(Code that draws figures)

'''

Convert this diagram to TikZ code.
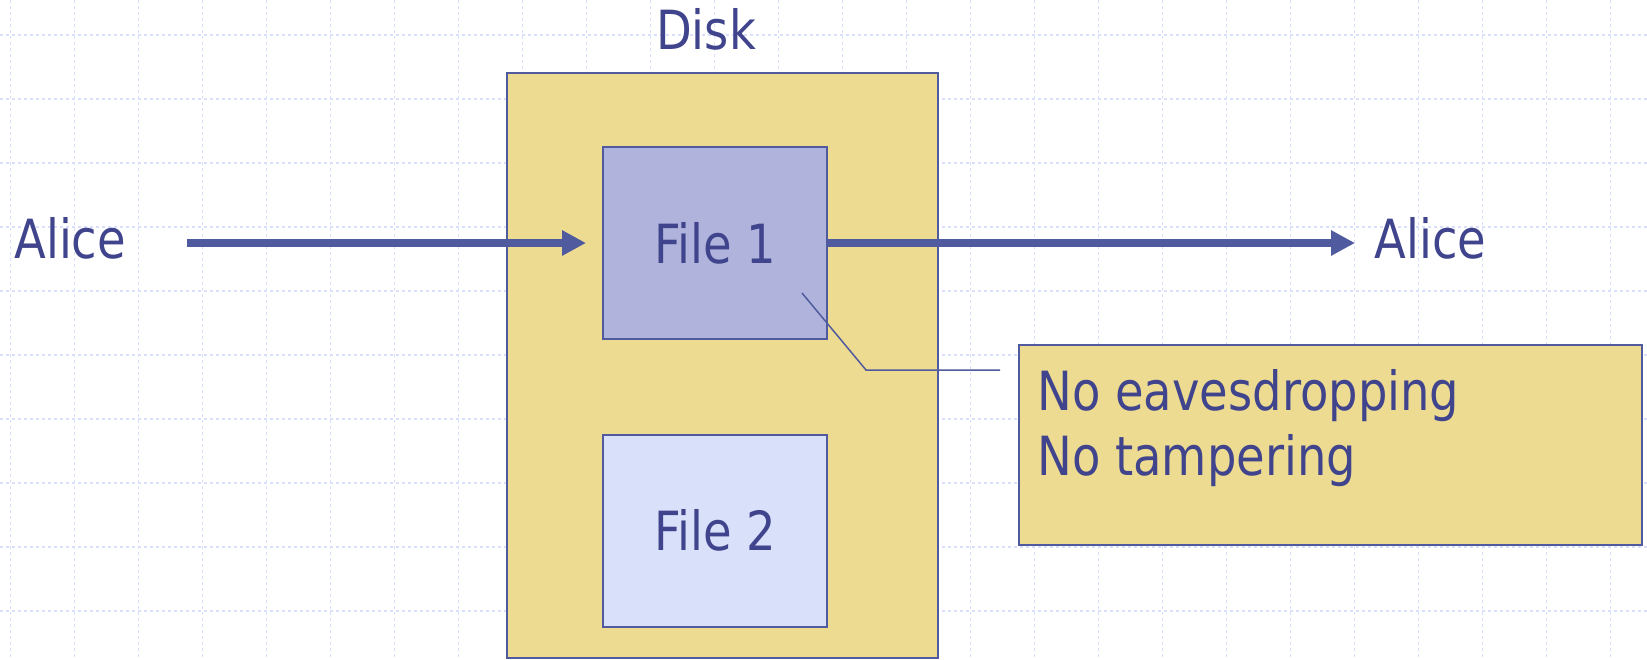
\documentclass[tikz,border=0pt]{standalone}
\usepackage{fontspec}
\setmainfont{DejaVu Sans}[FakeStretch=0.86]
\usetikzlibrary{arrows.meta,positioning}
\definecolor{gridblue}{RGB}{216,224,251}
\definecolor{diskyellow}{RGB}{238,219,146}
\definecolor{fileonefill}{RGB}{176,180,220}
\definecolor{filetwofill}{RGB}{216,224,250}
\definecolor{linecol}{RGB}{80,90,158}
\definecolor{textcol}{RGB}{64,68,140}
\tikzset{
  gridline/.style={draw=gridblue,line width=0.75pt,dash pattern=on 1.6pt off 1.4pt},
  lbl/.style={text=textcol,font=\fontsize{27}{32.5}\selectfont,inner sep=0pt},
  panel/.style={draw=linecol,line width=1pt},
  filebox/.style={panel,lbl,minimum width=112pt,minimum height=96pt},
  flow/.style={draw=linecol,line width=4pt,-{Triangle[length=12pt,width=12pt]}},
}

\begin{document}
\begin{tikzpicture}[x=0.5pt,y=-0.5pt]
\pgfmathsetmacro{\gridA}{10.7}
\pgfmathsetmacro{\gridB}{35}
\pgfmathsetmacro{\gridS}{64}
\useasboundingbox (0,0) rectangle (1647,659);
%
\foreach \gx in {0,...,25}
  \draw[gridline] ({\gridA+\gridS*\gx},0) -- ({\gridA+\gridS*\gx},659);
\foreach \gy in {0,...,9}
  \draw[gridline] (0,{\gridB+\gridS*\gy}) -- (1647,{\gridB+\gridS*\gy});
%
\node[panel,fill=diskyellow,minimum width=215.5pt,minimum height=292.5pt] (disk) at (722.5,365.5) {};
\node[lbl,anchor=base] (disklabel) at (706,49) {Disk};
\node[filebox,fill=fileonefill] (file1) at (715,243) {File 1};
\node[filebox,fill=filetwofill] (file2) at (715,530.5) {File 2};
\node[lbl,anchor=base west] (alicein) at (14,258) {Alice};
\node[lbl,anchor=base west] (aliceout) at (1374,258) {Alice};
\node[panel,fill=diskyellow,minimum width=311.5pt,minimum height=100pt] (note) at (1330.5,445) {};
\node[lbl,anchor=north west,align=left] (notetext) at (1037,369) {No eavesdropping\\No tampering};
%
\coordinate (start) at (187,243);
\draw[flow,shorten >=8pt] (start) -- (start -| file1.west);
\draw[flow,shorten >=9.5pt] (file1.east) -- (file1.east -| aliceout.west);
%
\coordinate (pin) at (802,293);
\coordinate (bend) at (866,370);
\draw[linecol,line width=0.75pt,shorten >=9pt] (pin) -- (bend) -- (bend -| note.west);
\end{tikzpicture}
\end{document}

'''
'''

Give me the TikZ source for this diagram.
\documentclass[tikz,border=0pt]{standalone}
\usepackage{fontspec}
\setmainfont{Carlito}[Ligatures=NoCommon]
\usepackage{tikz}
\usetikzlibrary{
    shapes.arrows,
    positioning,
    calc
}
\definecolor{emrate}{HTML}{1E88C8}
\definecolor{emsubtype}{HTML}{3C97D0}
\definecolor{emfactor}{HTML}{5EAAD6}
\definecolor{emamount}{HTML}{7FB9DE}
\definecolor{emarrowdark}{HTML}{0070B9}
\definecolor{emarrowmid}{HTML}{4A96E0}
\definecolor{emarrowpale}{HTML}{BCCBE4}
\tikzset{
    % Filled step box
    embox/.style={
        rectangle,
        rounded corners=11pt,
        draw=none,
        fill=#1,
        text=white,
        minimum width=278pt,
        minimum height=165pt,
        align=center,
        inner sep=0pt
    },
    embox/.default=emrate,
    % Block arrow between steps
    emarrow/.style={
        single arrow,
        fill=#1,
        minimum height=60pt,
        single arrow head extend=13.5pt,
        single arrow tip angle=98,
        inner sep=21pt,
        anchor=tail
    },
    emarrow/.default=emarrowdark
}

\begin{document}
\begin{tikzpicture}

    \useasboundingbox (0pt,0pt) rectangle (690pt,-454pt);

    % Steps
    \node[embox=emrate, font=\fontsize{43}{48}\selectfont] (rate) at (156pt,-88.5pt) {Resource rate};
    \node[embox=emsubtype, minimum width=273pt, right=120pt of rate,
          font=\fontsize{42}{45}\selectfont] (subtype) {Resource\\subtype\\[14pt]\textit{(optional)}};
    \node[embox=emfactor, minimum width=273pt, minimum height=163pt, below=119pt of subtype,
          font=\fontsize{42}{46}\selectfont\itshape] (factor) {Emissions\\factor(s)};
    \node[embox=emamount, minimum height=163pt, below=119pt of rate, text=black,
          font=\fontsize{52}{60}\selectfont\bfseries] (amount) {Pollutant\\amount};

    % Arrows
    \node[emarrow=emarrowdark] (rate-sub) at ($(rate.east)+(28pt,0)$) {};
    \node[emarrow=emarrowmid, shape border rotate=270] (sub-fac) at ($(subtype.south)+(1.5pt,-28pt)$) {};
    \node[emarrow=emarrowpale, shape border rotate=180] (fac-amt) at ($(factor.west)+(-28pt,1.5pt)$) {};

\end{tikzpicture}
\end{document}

'''
'''

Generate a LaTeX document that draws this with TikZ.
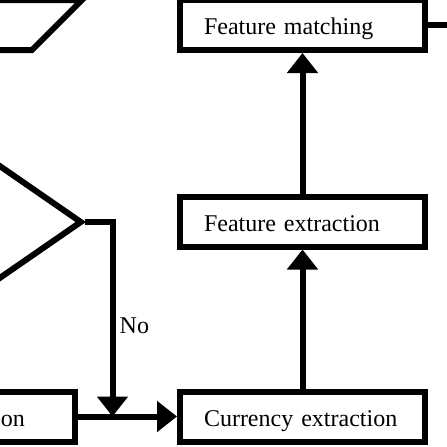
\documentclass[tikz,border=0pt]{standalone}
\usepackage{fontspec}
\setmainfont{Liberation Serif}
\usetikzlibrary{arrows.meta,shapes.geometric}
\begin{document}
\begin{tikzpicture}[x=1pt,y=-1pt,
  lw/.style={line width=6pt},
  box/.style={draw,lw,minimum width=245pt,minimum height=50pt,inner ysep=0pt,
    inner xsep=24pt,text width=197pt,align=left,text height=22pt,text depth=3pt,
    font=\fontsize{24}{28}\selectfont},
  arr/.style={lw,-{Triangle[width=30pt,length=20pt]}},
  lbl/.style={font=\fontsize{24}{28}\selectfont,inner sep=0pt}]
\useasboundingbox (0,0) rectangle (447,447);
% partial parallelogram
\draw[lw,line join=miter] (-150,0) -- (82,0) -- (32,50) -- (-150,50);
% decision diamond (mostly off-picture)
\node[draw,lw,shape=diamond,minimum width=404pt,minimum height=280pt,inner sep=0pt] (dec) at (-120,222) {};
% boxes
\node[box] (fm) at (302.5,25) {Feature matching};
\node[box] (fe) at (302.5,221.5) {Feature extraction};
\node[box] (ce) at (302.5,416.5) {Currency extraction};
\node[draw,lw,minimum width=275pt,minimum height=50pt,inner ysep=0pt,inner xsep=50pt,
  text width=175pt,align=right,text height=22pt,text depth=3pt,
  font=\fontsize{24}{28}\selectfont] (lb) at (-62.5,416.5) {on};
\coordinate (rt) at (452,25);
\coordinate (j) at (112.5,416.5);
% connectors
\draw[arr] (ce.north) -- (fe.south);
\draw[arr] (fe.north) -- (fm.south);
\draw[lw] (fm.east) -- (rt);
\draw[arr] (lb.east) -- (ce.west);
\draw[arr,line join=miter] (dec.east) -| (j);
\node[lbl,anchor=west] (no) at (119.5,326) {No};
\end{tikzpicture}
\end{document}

'''

## Required work
Copy each line from the data above that includes "this".

## Result of the exercise
Convert this diagram to TikZ code.
Give me the TikZ source for this diagram.
Generate a LaTeX document that draws this with TikZ.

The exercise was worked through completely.